Melli nickte. Sie rief ihre Söhne und gab ihnen den Auftrag, Tonyas Sachen in Kisten zu packen und diese zu Hendriks Auto zu tragen. Dann kehrte sie in die Küche zurück und schenkte den beiden Männern Kaffee ein. Einen Teller mit Keksen stellte sie dazu.

„Alpha, bitte sage mir – wie geht es meiner Prinzessin?" Mellis Stimme klang ganz leise.

„Prinzessin?" Hendrik starrte sie fragend an.
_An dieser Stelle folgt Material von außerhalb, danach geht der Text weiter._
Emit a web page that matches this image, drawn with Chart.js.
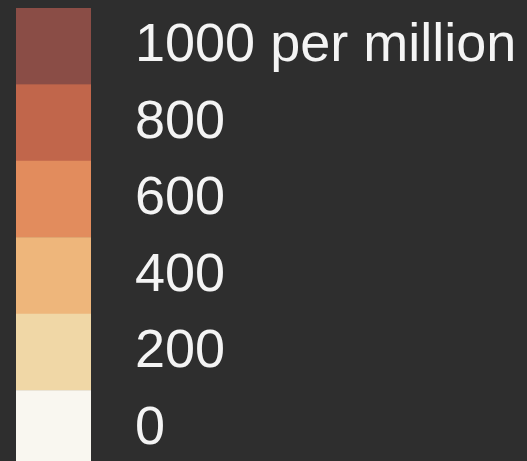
<!DOCTYPE html>
<html>
<head>
<meta charset="utf-8">
<script src="https://cdn.jsdelivr.net/npm/chart.js@4.4.1/dist/chart.umd.min.js"></script>
<style>
  html, body { margin: 0; padding: 0; background: #2e2e2e; overflow: hidden; }
  #wrap { position: relative; width: 527px; height: 467px; }
</style>
</head>
<body>
<div id="wrap"><canvas id="c"></canvas></div>
<script>
// Legend bins, top to bottom
const labels = ["1000 per million", "800", "600", "400", "200", "0"];
const binValues = [1, 1, 1, 1, 1, 1];
const binColors = ["#8a4d46", "#c1664b", "#e28c5d", "#eeb67b", "#f0d7a6", "#f9f7f0"];

Chart.defaults.font.family = "'Liberation Sans', Arial, Helvetica, sans-serif";

new Chart(document.getElementById('c'), {
  type: 'bar',
  data: {
    labels: labels,
    datasets: [{
      data: binValues,
      backgroundColor: binColors,
      borderWidth: 0,
      categoryPercentage: 1.0,
      barPercentage: 1.0
    }]
  },
  options: {
    indexAxis: 'y',
    responsive: true,
    maintainAspectRatio: false,
    animation: false,
    layout: { padding: { left: 16, top: 8, right: 0, bottom: 0 } },
    plugins: { legend: { display: false }, tooltip: { enabled: false } },
    scales: {
      x: { display: false, min: 0, max: 1 },
      y: {
        position: 'right',
        grid: { display: false, drawTicks: false },
        border: { display: false },
        ticks: {
          color: '#f4f4f4',
          font: { size: 54 },
          padding: 44,
          autoSkip: false
        },
        afterFit: (scale) => {
          scale.width = 436;
          scale.paddingTop = 0;
          scale.paddingBottom = 0;
        }
      }
    }
  }
});
</script>
</body>
</html>
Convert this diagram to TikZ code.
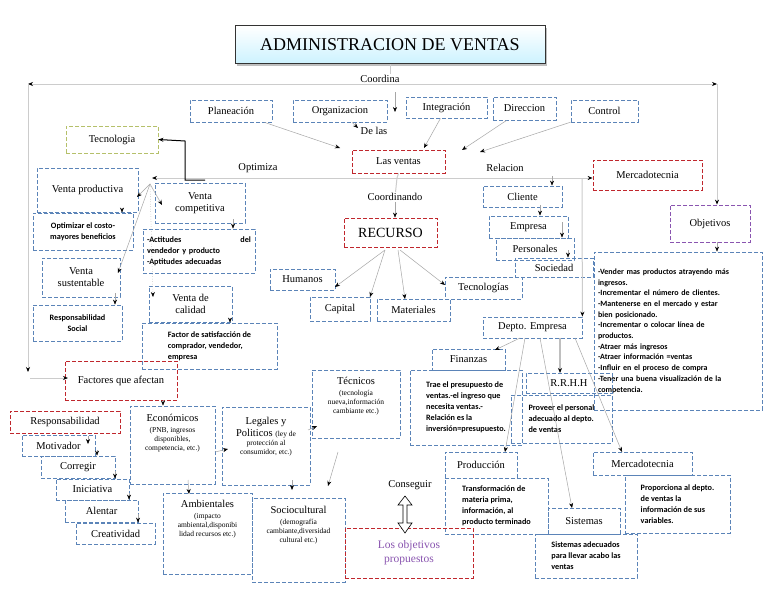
\documentclass[tikz,border=0pt]{standalone}
\usepackage{fontspec}
\setmainfont{Liberation Serif}
\newfontfamily\carfont{Carlito}
\usetikzlibrary{arrows.meta,shadows}
\definecolor{bl}{HTML}{5B84B8}
\definecolor{rd}{HTML}{C0272D}
\definecolor{gr}{HTML}{B5C06A}
\definecolor{pu}{HTML}{8A55B0}
\tikzset{
 bx/.style={draw=bl,dashed,dash pattern=on 4pt off 2pt,line width=0.8pt,inner sep=2pt,font=\fontsize{10.5}{12}\selectfont},
 rbx/.style={bx,draw=rd},
 sm/.style={font=\carfont\bfseries\fontsize{8.2}{11}\selectfont,align=left},
 ar/.style={draw=gray!70,line width=0.5pt,-{Stealth[black,length=5pt,width=4pt]}},
 ln/.style={draw=gray!40,line width=1pt},
 lbl/.style={font=\fontsize{10.5}{12}\selectfont,inner sep=1pt}
}
\newcommand\bx[7]{\node[#6,minimum width={(#4-#2)*1pt},minimum height={(#5-#3)*1pt}] (#1) at ({(#2+#4)/2},{(#3+#5)/2}) {#7};}
\newcommand\sub[1]{{\fontsize{7.5}{8}\selectfont #1}}
\begin{document}
\begin{tikzpicture}[x=1pt,y=-1pt]
\useasboundingbox (0,0) rectangle (768,594);
\fill[white] (0,0) rectangle (768,594);
% title
\node[draw=black!80,line width=1pt,top color=white,bottom color=blue!25!cyan!20,drop shadow={shadow xshift=2pt,shadow yshift=-2pt,opacity=.5},minimum width=310pt,minimum height=38pt,font=\fontsize{18}{20}\selectfont] (title) at (390,45) {ADMINISTRACION DE VENTAS};
% coordina
\coordinate (cl) at (28,84); \coordinate (cr) at (717,84); \coordinate (cm) at (390,84);
\draw[ln] (title.south) -- (cm);
\draw[ln,{Stealth[black,length=5pt,width=4pt]}-{Stealth[black,length=5pt,width=4pt]}] (cl) -- (cr);
\node[lbl,fill=white] (coord) at (380,79) {Coordina};
\coordinate (cd) at (395,112);
\draw[ar] (395,92) -- (cd);
\bx{plan}{190}{100}{272}{122}{bx}{Planeación}
\bx{org}{293}{100}{387}{122}{bx}{Organizacion}
\bx{int}{406}{97}{487}{118}{bx}{Integración}
\bx{dir}{493}{97}{556}{120}{bx}{Direccion}
\bx{con}{571}{100}{638}{122}{bx}{Control}
\node[lbl] (delas) at (374,131) {De las};
\bx{tec}{66}{126}{158}{153}{bx,draw=gr}{Tecnologia}
\bx{lv}{352}{150}{445}{173}{rbx}{Las ventas}
\draw[ar] (plan) -- (340,148);
\draw[ar] (org) -- (358,128);
\draw[ar] (int) -- (424,148);
\draw[ar] (dir) -- (462,150);
\draw[ar] (con) -- (480,152);
\node[lbl] (opt) at (258,168) {Optimiza};
\node[lbl] (rel) at (505,168) {Relacion};
\bx{merc}{593}{160}{702}{190}{rbx}{Mercadotecnia}
\coordinate (hc) at (397,178);
\coordinate (hl) at (152,178);
\draw[ln] (lv.south) -- (hc);
\draw[ar,draw=gray!40,line width=1pt] (hc) -- (hl);
\draw[ar,draw=gray!40,line width=1pt] (hc) -- (merc.west|-hc);
\draw[black,line width=1pt,-{Stealth[length=5pt,width=4pt]}] (205,180) -- (185,180) -- (185,141) -- (tec.east);
% left branch
\bx{vp}{37}{168}{138}{212}{bx}{Venta productiva\\[12pt]}
\bx{vc}{155}{183}{245}{223}{bx,align=center}{Venta\\competitiva}
\bx{opt2}{33}{213}{133}{250}{bx,sm,align=center}{Optimizar el costo-\\mayores beneficios}
\bx{act}{143}{229}{255}{273}{bx,sm,text width=104pt}{-Actitudes \hfill del\\vendedor y producto\\-Aptitudes adecuadas}
\bx{vs}{42}{258}{120}{297}{bx,align=center}{Venta\\sustentable}
\bx{vq}{149}{286}{232}{322}{bx,align=center}{Venta de\\calidad}
\bx{rs}{33}{305}{122}{341}{bx,sm,align=center}{Responsabilidad\\Social}
\bx{fs}{142}{323}{277}{369}{bx,sm}{Factor de satisfacción de\\comprador, vendedor,\\empresa}
\bx{fa}{65}{361}{177}{400}{rbx}{Factores que afectan\\[13pt]}
\coordinate (fan) at (150,184);
\draw[ar] (fan) -- (137,197);
\draw[ar] (fan) -- (162,205);
\draw[ar] (fan) -- (118,273);
\draw[ar,dotted] (fan) -- (153,297);
\draw[ar] (122,208) -- (opt2.north-|122,0);
\draw[ar] (233,219) -- (act.north-|233,0);
\draw[ar] (115,293) -- (rs.north-|115,0);
\draw[ar] (230,318) -- (fs.north-|230,0);
% left vertical
\draw[ar,draw=gray!40,line width=1pt] (cl) -- (28,372);
\draw[ar,draw=gray!40,line width=1pt] (30,378) -- (68,378);
% right vertical
\bx{obj}{670}{205}{750}{242}{bx,draw=pu}{Objetivos}
\draw[ar,draw=gray!40,line width=1pt] (cr) -- (obj.north-|cr);
\bx{ol}{594}{252}{762}{410}{bx,sm,text width=160pt,font=\carfont\bfseries\fontsize{8}{10.7}\selectfont}{-Vender mas productos atrayendo más\\ingresos.\\-Incrementar el número de clientes.\\-Mantenerse en el mercado y estar\\bien posicionado.\\-Incrementar o colocar línea de\\productos.\\-Atraer más ingresos\\-Atraer información =ventas\\-Influir en el proceso de compra\\-Tener una buena visualización de la\\competencia.}
\draw[ar] (obj.south-|717,0) -- (ol.north-|717,0);
% recurso
\node[lbl] (cdo) at (395,197) {Coordinando};
\bx{rec}{344}{218}{437}{247}{rbx,font=\fontsize{14}{15}\selectfont}{RECURSO}
\draw[ln] (hc) -- (cdo);
\draw[ar] (cdo) -- (rec.north-|cdo);
\bx{hum}{270}{269}{335}{290}{bx}{Humanos}
\bx{cap}{310}{297}{370}{321}{bx}{Capital}
\bx{mat}{377}{299}{450}{321}{bx}{Materiales}
\bx{tecs}{445}{277}{522}{299}{bx}{Tecnologías}
\draw[ar] (385,250) -- (335,287);
\draw[ar] (385,250) -- (370,297);
\draw[ar] (398,250) -- (405,299);
\draw[ar] (400,250) -- (445,285);
% relacion
\bx{cli}{483}{186}{562}{207}{bx}{Cliente}
\bx{emp}{489}{216}{568}{238}{bx}{Empresa}
\bx{per}{496}{238}{574}{260}{bx}{Personales}
\bx{soc}{515}{258}{593}{277}{bx}{Sociedad}
\draw[ar] (552,176) -- (cli.north-|552,0);
\draw[ar] (540,205) -- (emp.north-|540,0);
\draw[ar] (562,222) -- (per.north-|562,0);
\draw[ar] (568,250) -- (soc.north-|568,0);
\bx{dep}{483}{317}{582}{338}{bx}{Depto. Empresa}
\draw[ar,draw=gray!40,line width=1pt] (582,178) -- (dep.north east);
\bx{fin}{432}{349}{505}{370}{bx}{Finanzas}
\bx{fint}{410}{370}{522}{445}{bx,sm}{Trae el presupuesto de\\ventas.-el ingreso que\\necesita ventas.-\\Relación es la\\inversión=presupuesto.}
\bx{rh}{526}{373}{612}{393}{bx}{R.R.H.H}
\bx{rht}{511}{395}{612}{443}{bx,sm}{Proveer el personal\\adecuado al depto.\\de ventas}
\bx{pro}{445}{452}{517}{478}{bx}{Producción}
\bx{prot}{445}{478}{548}{534}{bx,sm}{Transformación de\\materia prima,\\información, al\\producto terminado}
\bx{mer2}{593}{452}{692}{475}{bx}{Mercadotecnia}
\bx{mert}{625}{475}{730}{533}{bx,sm}{Proporciona al depto.\\de ventas la\\información de sus\\variables.}
\bx{sis}{548}{508}{620}{534}{bx}{Sistemas}
\bx{sist}{535}{534}{637}{578}{bx,sm}{Sistemas adecuados\\para llevar acabo las\\ventas}
\draw[ar] (520,338) -- (495,350);
\draw[ar,draw=gray!50,line width=1.2pt] (560,338) -- (560,373);
\draw[ar] (525,338) -- (505,452);
\draw[ar] (540,338) -- (572,508);
\draw[ar] (575,338) -- (622,452);
% factores
\bx{tecn}{312}{370}{400}{438}{bx,align=center}{Técnicos\\[-1pt]\sub{(tecnología}\\[-3pt]\sub{nueva,información}\\[-3pt]\sub{cambiante etc.)}\\[6pt]}
\bx{eco}{130}{406}{215}{484}{bx,align=center}{Económicos\\[-1pt]\sub{(PNB, ingresos}\\[-3pt]\sub{disponibles,}\\[-3pt]\sub{competencia, etc.)}\\[14pt]}
\bx{leg}{222}{407}{310}{485}{bx,align=center}{Legales y\\Politicos \sub{(ley de}\\[-3pt]\sub{protección al}\\[-3pt]\sub{consumidor, etc.)}\\[8pt]}
\bx{amb}{163}{493}{252}{574}{bx,align=center}{Ambientales\\[-1pt]\sub{(impacto}\\[-3pt]\sub{ambiental,disponibi}\\[-3pt]\sub{lidad recursos etc.)}\\[18pt]}
\bx{soci}{252}{498}{345}{582}{bx,align=center}{Sociocultural\\[-1pt]\sub{(demografía}\\[-3pt]\sub{cambiante,diversidad}\\[-3pt]\sub{cultural etc.)}\\[20pt]}
\draw[ar] (163,400) -- (eco.north-|163,0);
\draw[ar] (215,452) -- (228,449);
\draw[ar] (308,430) -- (317,426);
\draw[ar] (338,452) -- (328,486);
\draw[ar] (292,480) -- (292,490);
\draw[ar] (188,480) -- (189,494);
\node[lbl] (cons) at (410,485) {Conseguir};
\bx{lop}{345}{528}{473}{578}{rbx,align=center,text=pu,font=\fontsize{11.5}{14}\selectfont}{Los objetivos\\propuestos}
\draw[black,line width=0.6pt,fill=white] (405,496) -- (412,505) -- (407,505) -- (407,523) -- (412,523) -- (405,533) -- (398,523) -- (403,523) -- (403,505) -- (398,505) -- cycle;
% responsabilidad chain
\bx{res}{10}{411}{120}{433}{rbx}{Responsabilidad}
\bx{mot}{22}{435}{95}{456}{bx}{Motivador}
\bx{cor}{41}{456}{115}{478}{bx}{Corregir}
\bx{ini}{56}{479}{129}{500}{bx}{Iniciativa}
\bx{ale}{65}{500}{138}{522}{bx}{Alentar}
\bx{cre}{76}{523}{155}{544}{bx}{Creatividad}
\draw[ar] (88,436) -- (88,444);
\draw[ar] (97,450) -- (cor.north-|97,0);
\draw[ar] (115,471) -- (ini.north-|115,0);
\draw[ar] (129,493) -- (ale.north-|129,0);
\draw[ar] (138,514) -- (cre.north-|138,0);
\end{tikzpicture}
\end{document}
„Ich habe sie immer so genannt", gestand Melli. „Im Geheimen. Sie hasst diesen Spitznamen. Aber ich war so glücklich, endlich ein Mädchen zu haben, eine Prinzessin eben."

„Sie wirkt so gar nicht wie eine Prinzessin", bemerkte Florian trocken.

„Nein", lächelte Melli traurig. „Sie ist mit lauter Brüdern aufgewachsen. Und wehe einer von ihnen hatte es gewagt, sie wie ein Mädchen zu behandeln, dann ist sie wütend geworden." Melli seufzte.

Hendrik und Florian schauten sich kurz an, dann legte Hendrik die Bilder auf den Tisch, die er von der Wand in Tonyas Zimmer abgenommen hatte.

„Wir haben hier einige Bilder", sagte er. „Vielleicht kannst du uns zu jedem Bild etwas erzählen. Zum Beispiel wann es gemacht wurde und bei welcher Situation. Und mach' dir keine Sorgen um Tonya. Es geht ihr gut."

Und sie hörten genau zu, was Melli zu ihrer Tochter und etwas später auch die Jungs zu ihrer Schwester zu erzählen hatten.